The Other War Criminals
If the United States had been judged by the standard set at Nuremberg, people of much higher position than Eddie Gallagher would be lining up today for Trump pardons. The list would be long indeed, but would certainly include President George W. Bush, Vice President Dick Cheney, Secretary of Defense Donald Rumsfeld, CIA Director George Tenet, Attorneys General Alberto Gonzales and John Ashcroft, and Zalmay Khalilzad, who was Bush’s ambassador to both Afghanistan and Iraq and is presently serving as US special representative for Afghanistan reconciliation.
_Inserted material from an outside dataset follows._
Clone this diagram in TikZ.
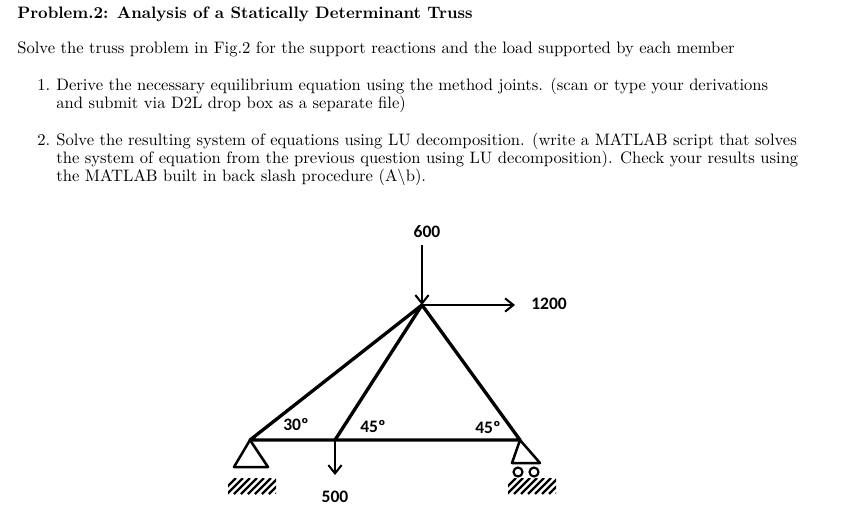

Meanwhile, our current criminal president contemplates pardoning the small fry, even as he orders an investigation into the agencies that had the temerity to investigate the Russian hacking of the 2016 election. We can only hope that one day soon he also finds himself in need of a pardon—like the one President Gerald Ford gave Richard Nixon after he avoided impeachment by resigning from office.